How feasible is food waste to produce ethanol.
What I mean is, what are the different types of ethanol available or produced and how different is it when the raw material changes and if they change in quality, which is the best one and can food waste be used to produce it?
Hello Philip,
It is not feasible yet compared to agri waste input. Still lot of research is required.
I have tried to make chart for food waste and agri waste .
I understand the point you are trying to make here, with the numbers you have posted, agricultural waste is much more feasible for manufacturing of ethanol due to no presence of fat in it, with the food waste, if we take the 60% water out, we are still left with 40% of other components in it…can’t they be used as a source to something which is different from ethanol.
Just read this article from Finshots. Would anyone have data on how much cleaner Ethanol is compared to other biofuels? Wanted to understand the footprint for Ethanol as well.

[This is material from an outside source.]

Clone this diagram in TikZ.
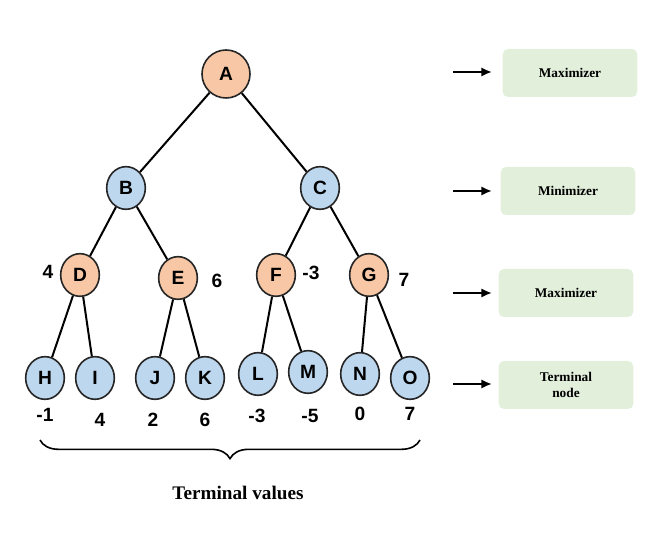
\documentclass[tikz,border=0pt]{standalone}
\usepackage{fontspec}
\setmainfont{Liberation Sans}
\newfontfamily\serifb{Liberation Serif}
\usetikzlibrary{decorations.pathreplacing,arrows.meta,shapes.geometric}
\definecolor{org}{HTML}{F8C8A6}
\definecolor{blu}{HTML}{BDD7EE}
\definecolor{grn}{HTML}{E2EFDA}
\begin{document}
\begin{tikzpicture}[x=0.75pt,y=-0.75pt,
 mx/.style={ellipse,draw=black!85,line width=1.2pt,fill=org,minimum width=29pt,minimum height=32pt,inner sep=0pt,font=\bfseries\Large},
 mn/.style={mx,fill=blu},
 val/.style={font=\bfseries\Large},
 box/.style={fill=grn,rounded corners=4pt,minimum width=101pt,minimum height=36pt,font=\serifb\bfseries\normalsize,align=center},
 arr/.style={-{Latex[length=8pt,width=7pt]},line width=1.6pt},
 edge/.style={line width=1.5pt}]
\useasboundingbox (0,0) rectangle (672,548);
\node[mx,minimum width=36pt,minimum height=36pt] (A) at (226,74) {A};
\node[mn] (B) at (126,188) {B};
\node[mn] (C) at (320,188) {C};
\node[mx] (D) at (80,275) {D};
\node[mx] (E) at (178,278) {E};
\node[mx] (F) at (276,275) {F};
\node[mx] (G) at (369,275) {G};
\foreach \n/\x/\y in {H/45/378,I/95/378,J/155/378,K/205/378,L/258/374,M/308/372,N/360/374,O/410/378}
  \node[mn] (\n) at (\x,\y) {\n};
\foreach \a/\b in {A/B,A/C,B/D,B/E,C/F,C/G,D/H,D/I,E/J,E/K,F/L,F/M,G/N,G/O}
  \draw[edge] (\a) -- (\b);
\foreach \t/\x/\y [count=\i] in {-1/45/415,4/100/420,2/153/420,6/205/420,-3/257/416,-5/310/416,0/360/414,7/410/414}
  \node[val] (v\i) at (\x,\y) {\t};
\node[val] (sD) at (48,272) {4};
\node[val] (sE) at (217,281) {6};
\node[val] (sF) at (311,273) {-3};
\node[val] (sG) at (404,280) {7};
\coordinate (bl) at (40,440);
\coordinate (br) at (420,440);
\draw[line width=1.2pt,decorate,decoration={brace,mirror,amplitude=14pt}] (bl) -- (br);
\node[font=\serifb\bfseries\Large] (tv) at (238,493) {Terminal values};
\node[box] (b1) at (570,73) {Maximizer};
\node[box] (b2) at (568,191) {Minimizer};
\node[box] (b3) at (566,293) {Maximizer};
\node[box] (b4) at (566,385) {Terminal\\node};
\foreach \b/\y in {b1/72,b2/191,b3/293,b4/384}{
  \coordinate (s\b) at (453,\y);
  \coordinate (e\b) at (492,\y);
  \draw[arr] (s\b) -- (e\b);
}
\end{tikzpicture}
\end{document}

As per the data collected from farmers of Maharashtra using flood irrigation and tap groundwater in the cultivation of sugarcane alone through which ethanol is produced and tallying all of the inputs for the production including seeds, labor, machinery, fuel, fertilizer, water, electricity and transportation, ethanol produced from sugarcane has a positive net energy value. But there is scope for improvement in the efficiency of ethanol production since the surplus energy per litre of ethanol is reported to be only 40%.
Irrigation consumes about 56% of the fossil energy input.
Fertilizers about 40%
Sugarcane transport about 2%
Mechanized agriculture ( tractors) about 3%
Saw this video on biofuels, in general should we be very skeptical of biofuels? The reason being they will often shift environmental burdens towards land-use related impacts.
Looking at the En-Roads model which is a climate simulation model developed by a non profit think tank and diving into the bioenergy toggle-
Some feedstocks can be sustainable and others can be worse than burning coal.
Carbon capture and storage technology could be used with bioenergy (BECCS) but it is not yet used widely and faces barriers to deployment.
There’s a new release on improved bioenergy modelling on En-Roads where we get to see a little bit of overall effects of bioenergy.
It seems to be not a high leverage response to climate change while it uses potentially renewable resources, it still emits large amounts of carbon dioxide and faces supply constraints with scale up. Guess bioenergy is only zero carbon if the biomass is regrown to account for the carbon emitted. Also this may not be guaranteed and in some areas bioenergy is produced from trees which take decades to regrow to make up for the carbon released when burned.